As women we trust our instincts and experience.  As we get older we this becomes our body of wisdom that we have an inherent need to share without concern of what others think.

This wisdom sharing which helps us raise families and create our homes, now needs to be applied to our work life.  The problem is that we don’t have a great body of wisdom on how to be successful business women.  It is as if we are back in time thousands of years learning how to survive for the first time.

We are only just beginning to gather our little pearls of wisdom and we must do so conscientiously.  We must go about this understanding that future generations of women are depending on us for their future survival.
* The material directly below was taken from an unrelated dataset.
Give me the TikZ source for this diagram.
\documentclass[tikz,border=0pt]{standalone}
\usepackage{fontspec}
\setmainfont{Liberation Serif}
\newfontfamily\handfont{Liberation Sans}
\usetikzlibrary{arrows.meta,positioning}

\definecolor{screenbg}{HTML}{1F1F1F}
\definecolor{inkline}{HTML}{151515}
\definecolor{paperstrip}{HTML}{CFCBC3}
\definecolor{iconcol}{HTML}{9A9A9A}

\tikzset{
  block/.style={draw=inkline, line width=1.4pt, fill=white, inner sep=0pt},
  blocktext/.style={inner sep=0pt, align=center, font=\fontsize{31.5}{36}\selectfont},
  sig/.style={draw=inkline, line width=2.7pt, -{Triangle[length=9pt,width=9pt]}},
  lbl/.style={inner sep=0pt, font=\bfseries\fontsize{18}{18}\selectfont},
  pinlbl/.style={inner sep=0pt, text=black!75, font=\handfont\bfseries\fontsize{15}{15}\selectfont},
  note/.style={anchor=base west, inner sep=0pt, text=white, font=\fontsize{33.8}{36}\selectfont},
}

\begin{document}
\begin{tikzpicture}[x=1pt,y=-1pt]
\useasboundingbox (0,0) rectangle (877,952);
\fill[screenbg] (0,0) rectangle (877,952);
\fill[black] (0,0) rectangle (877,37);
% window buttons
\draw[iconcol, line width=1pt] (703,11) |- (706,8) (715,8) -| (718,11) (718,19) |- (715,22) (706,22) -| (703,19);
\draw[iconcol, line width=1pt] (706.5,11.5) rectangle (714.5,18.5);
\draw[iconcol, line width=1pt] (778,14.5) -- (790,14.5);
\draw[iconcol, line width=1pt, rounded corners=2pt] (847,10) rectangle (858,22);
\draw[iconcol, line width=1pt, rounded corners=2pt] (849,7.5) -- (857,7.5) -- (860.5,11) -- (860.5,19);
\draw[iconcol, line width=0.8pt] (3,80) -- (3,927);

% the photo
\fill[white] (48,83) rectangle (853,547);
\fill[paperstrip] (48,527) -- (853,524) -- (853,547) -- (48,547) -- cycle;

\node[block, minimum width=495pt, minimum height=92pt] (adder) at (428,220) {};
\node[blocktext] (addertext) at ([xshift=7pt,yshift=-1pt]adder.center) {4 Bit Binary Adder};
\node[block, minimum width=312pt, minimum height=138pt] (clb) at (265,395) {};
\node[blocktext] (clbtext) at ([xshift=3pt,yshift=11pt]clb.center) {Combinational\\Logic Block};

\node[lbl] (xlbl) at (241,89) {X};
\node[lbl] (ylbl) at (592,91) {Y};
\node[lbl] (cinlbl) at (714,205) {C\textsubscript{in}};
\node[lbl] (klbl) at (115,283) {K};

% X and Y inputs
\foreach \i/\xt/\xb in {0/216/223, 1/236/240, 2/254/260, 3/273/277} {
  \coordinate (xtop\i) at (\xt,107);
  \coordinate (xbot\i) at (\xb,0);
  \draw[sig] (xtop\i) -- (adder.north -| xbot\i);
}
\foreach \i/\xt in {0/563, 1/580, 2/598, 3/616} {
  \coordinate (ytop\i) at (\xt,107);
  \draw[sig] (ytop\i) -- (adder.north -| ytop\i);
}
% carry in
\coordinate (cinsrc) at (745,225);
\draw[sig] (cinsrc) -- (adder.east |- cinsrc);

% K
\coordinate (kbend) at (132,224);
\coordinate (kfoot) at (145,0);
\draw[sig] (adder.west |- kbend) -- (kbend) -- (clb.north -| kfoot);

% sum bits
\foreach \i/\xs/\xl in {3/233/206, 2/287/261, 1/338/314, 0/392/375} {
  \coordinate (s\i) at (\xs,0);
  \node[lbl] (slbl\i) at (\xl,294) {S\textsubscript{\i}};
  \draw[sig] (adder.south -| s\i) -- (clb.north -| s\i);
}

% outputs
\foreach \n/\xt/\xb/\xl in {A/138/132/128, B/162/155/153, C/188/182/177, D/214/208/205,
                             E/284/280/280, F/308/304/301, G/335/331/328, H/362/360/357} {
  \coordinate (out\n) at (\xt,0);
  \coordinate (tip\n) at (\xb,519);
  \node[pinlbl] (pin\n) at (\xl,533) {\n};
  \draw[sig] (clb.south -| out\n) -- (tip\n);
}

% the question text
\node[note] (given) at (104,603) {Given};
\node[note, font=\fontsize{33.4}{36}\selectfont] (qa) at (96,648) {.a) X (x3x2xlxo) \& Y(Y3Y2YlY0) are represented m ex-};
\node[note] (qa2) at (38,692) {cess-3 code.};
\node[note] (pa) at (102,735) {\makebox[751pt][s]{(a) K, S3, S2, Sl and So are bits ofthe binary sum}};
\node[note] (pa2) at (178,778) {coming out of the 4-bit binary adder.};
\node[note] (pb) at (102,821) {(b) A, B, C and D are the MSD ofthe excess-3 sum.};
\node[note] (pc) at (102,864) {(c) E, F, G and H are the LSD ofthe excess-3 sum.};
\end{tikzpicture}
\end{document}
Just like we did thousands of years ago, we must share our wisdom so younger generations don’t have to start from scratch.  We must tell our stories of what worked and what didn’t work until the successful practices become natural and inherent to us.

Today, many of us network and this is critical.  But as we network, we need to share experiences.  Networking for women has a deeper purpose and meaning than it does to men.  Networking for men is about building business connections.  For women networking is about wisdom sharing.

One thing we must keep foremost in our thoughts is that wisdom is different from emotional support.  Too often we fall into the trap of making each other feel better and fail to solve the underlying problem.  We must remember that women have stress endurance and when we make ourselves feel better we enable ourselves to keep forging on even though our real purpose needs to be to solve the problem.  It is only by solving problems that we go beyond barely surviving and begin to thrive.

If thousands of years ago women fell into the trap of emotional support then humans never would have survived.  A thriving community depended upon women having food skills – knowing where to find food, how to grow food, how harvest food, how to prepare food and how to store food all while taking care of children.  Today we have to do the same thing with our business careers – we must develop our business woman skills.Pearl Necklaces in Jewel Box

So as you go about your day, gather your pearls of wisdom.  Safeguard them.   For years I kept spiral notebooks of thoughts and experiences.  I compared experiences between jobs – learning they were not all that different!!

In time we can take all of our pearls and string them together, crating a treasure of wisdom that can be passed down from generation to generation.

Here is a link to a website I found – Grandma Got STEM –  http://ggstem.wordpress.com  Many of the stories are written by family members or others but there are some written by the women themselves.  Sites like this make us realize how much we would love to hear these women share their wisdom with us first hand and how much we wish had not been lost to time.

Empowered women wear their pearls of wisdom with pride and share the story of each pearl.